In 20 states, absentee voting still requires an excuse, down from 37 in 1992. However, seven of those 20 states offer one or more other forms of nontraditional voting as well. Today, 38 states offer one or more types of nontraditional voting beyond the traditional absentee voting with an excuse, more than twice as many as in 1992.
Many states now offer early voting, which lets voters go to an elections office (or, in some cases, a satellite voting location) and cast their vote with no excuse necessary. With Massachusetts offering early voting for the first time this year, 21 states and the District now offer some type of early voting — seven times as many as in 1992.
More recently, however, some states have scaled back their early voting periods. In 2014, for example, Ohio cut its early-voting period from 35 days to 29 days before Election Day, in the process eliminating a six-day period (called 'Golden Week') in which voters could register and vote early all in one trip; earlier this year, a federal appeals panel upheld that change. North Carolina, South Dakota, Tennessee and Nebraska are among other states that have limited early voting in the past few years.

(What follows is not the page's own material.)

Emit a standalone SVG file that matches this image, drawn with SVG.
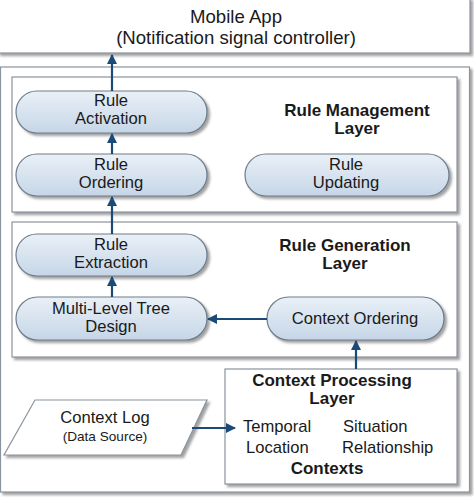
<svg xmlns="http://www.w3.org/2000/svg" width="474" height="497" viewBox="0 0 474 497">
<style>
.box{fill:#ffffff;stroke:#8a949e;stroke-width:1.2;filter:url(#sh)}
.pill{fill:url(#pg);stroke:#6e7c8a;stroke-width:1.2;filter:url(#sh)}
.t{font-family:"Liberation Sans",Arial,sans-serif;font-size:16.6px;fill:#1a1a1a;text-anchor:middle}
.m{font-size:18.6px}
.b{font-weight:bold;font-size:17px}
.s{font-size:13.6px}
.l{text-anchor:start}
.c{stroke:#1b4a78;stroke-width:2.2;fill:none;marker-end:url(#ah)}
</style>
<defs>
<linearGradient id="pg" x1="0" y1="0" x2="0" y2="1">
<stop offset="0" stop-color="#e9f0f7"/>
<stop offset="1" stop-color="#c6d6e7"/>
</linearGradient>
<filter id="sh" x="-10%" y="-10%" width="125%" height="130%">
<feDropShadow dx="2.5" dy="2.5" stdDeviation="1" flood-color="#7a7a7a" flood-opacity="0.7"/>
</filter>
<marker id="ah" markerWidth="10" markerHeight="10" refX="9" refY="5" orient="auto" markerUnits="userSpaceOnUse">
<path d="M0,0 L10,5 L0,10 Z" fill="#1b4a78"/>
</marker>
</defs>
<rect width="474" height="497" fill="#ffffff"/>
<g id="mobile-app">
<rect class="box" x="-2" y="-2" width="472" height="55"/>
<text class="t m" x="236" y="23">Mobile App</text>
<text class="t m" x="236" y="44">(Notification signal controller)</text>
</g>
<g id="outer">
<rect class="box" x="0.5" y="67" width="469" height="425"/>
</g>
<g id="rule-management-layer">
<rect class="box" x="12" y="77" width="445" height="135"/>
<text class="t b" x="357" y="116">Rule Management</text>
<text class="t b" x="357" y="134">Layer</text>
</g>
<g id="rule-generation-layer">
<rect class="box" x="12" y="222" width="445" height="135"/>
<text class="t b" x="345" y="251">Rule Generation</text>
<text class="t b" x="345" y="269">Layer</text>
</g>
<g id="context-processing-layer">
<rect class="box" x="225" y="369" width="232" height="115"/>
<text class="t b" x="332" y="386">Context Processing</text>
<text class="t b" x="332" y="404">Layer</text>
<text class="t l" x="243" y="432">Temporal</text>
<text class="t l" x="343" y="432">Situation</text>
<text class="t l" x="246" y="453">Location</text>
<text class="t l" x="342" y="453">Relationship</text>
<text class="t b" x="327" y="474">Contexts</text>
</g>
<g id="rule-activation">
<rect class="pill" x="16" y="91" width="191" height="42" rx="21"/>
<text class="t" x="111" y="106">Rule</text>
<text class="t" x="111" y="124">Activation</text>
</g>
<g id="rule-ordering">
<rect class="pill" x="16" y="154" width="191" height="42" rx="21"/>
<text class="t" x="111" y="170">Rule</text>
<text class="t" x="111" y="188">Ordering</text>
</g>
<g id="rule-updating">
<rect class="pill" x="245" y="154" width="204" height="42" rx="21"/>
<text class="t" x="346" y="170">Rule</text>
<text class="t" x="346" y="188">Updating</text>
</g>
<g id="rule-extraction">
<rect class="pill" x="16" y="234" width="191" height="42" rx="21"/>
<text class="t" x="111" y="250">Rule</text>
<text class="t" x="111" y="268">Extraction</text>
</g>
<g id="multi-level-tree-design">
<rect class="pill" x="16" y="297" width="191" height="43" rx="21.5"/>
<text class="t" x="111" y="314">Multi-Level Tree</text>
<text class="t" x="111" y="332">Design</text>
</g>
<g id="context-ordering">
<rect class="pill" x="267" y="297" width="177" height="43" rx="21.5"/>
<text class="t" x="355" y="324">Context Ordering</text>
</g>
<g id="context-log">
<polygon class="box" points="35,400 207,400 181,455 4,455"/>
<text class="t" x="105" y="423">Context Log</text>
<text class="t s" x="105" y="441">(Data Source)</text>
</g>
<g id="connectors">
<line class="c" x1="112" y1="91" x2="112" y2="55"/>
<line class="c" x1="112" y1="154" x2="112" y2="134"/>
<line class="c" x1="112" y1="234" x2="112" y2="197"/>
<line class="c" x1="112" y1="297" x2="112" y2="277"/>
<line class="c" x1="267" y1="319" x2="208" y2="319"/>
<line class="c" x1="356" y1="369" x2="356" y2="341"/>
<line class="c" x1="192" y1="428" x2="235" y2="428"/>
</g>
</svg>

Another type of nontraditional voting, generally referred to as "in-person absentee" voting, resembles early voting. But unlike early voting, which allows all qualified voters to vote during a specific time window before Election Day, in-person absentee voting allows absentee voters (excused or no-excuse) to fill out and drop off their absentee ballots in person, rather than through the mail, at any time prior to Election Day.
Although in-person absentee voting was available in Idaho, Iowa and some other states prior to 1992, this option didn’t gain steam until the 1990s. Combining in-person absentee voting and early voting as one category, 34 states and D.C. offer some form of pre-Election Day voting.
In seven states and DC, voters can apply to be added to a "permanent absentee" voter list, in which they automatically receive mail ballots for future elections. Hawaii first offered permanent absentee voting in 1975 (along with early voting), and other states followed in the 1990s and 2000s.
Three states – Oregon, Washington and now Colorado – have gone one step further and enacted vote-by-mail systems for all elections. In vote-by-mail states, all registered voters receive their ballots in the mail several weeks before Election Day; voters can fill out their ballots at their leisure and either mail them back or drop them off at designated collection points at any time up to the close of Election Day. Oregon pioneered this method when it went all-mail in 2000 (although it held smaller, local all-mail elections as far back as 1981). Washington and Colorado followed suit in 2011 and 2013, respectively. Officials in California also have discussed the possibility of the Golden State going all-mail.
Unlike most democracies around the world, the U.S. doesn’t have a single, centrally administered electoral system. States and localities vary widely in how they run their elections, define terms and collect and report data, which poses a challenge to researchers. As a 2006 report from the American Enterprise Institute noted, "[g]etting an accurate picture of absentee and early voting is a very difficult task, especially given the great variety of state and local election and reporting practices."
We used a combination of sources to produce our estimates. Besides the AEI study, we relied for the most part on reports published by the US Election Assistance Commission following the 2004, 2008 and 2012 elections (the commission was created in 2002). Those reports compiled data reported by state elections authorities to the EAC shortly after the November election. Where those data were missing, inconclusive or contradictory, we went back to the individual state election authorities to try to fill in as many gaps as possible. Though our findings are necessarily approximations, we sought to survey the nontraditional voting landscape in the U.S. over the last quarter-century as accurately as possible.
According to figures compiled by voting and turnout expert Michael McDonald of the University of Florida, nearly 4.3 million votes already have been cast, either by mail or in person. If the recent past is any guide, that figure is likely to rise steeply as Election Day draws nearer.
The greater significance of early, absentee and mail voting has prompted campaigns to shift their standard strategies, ramping up their get-out-the-vote efforts earlier and closely tracking individual voters until the moment they submit their ballots. As one Ohio strategist commented on his blog, "It helps to look at the day that absentee voting starts as Election Day."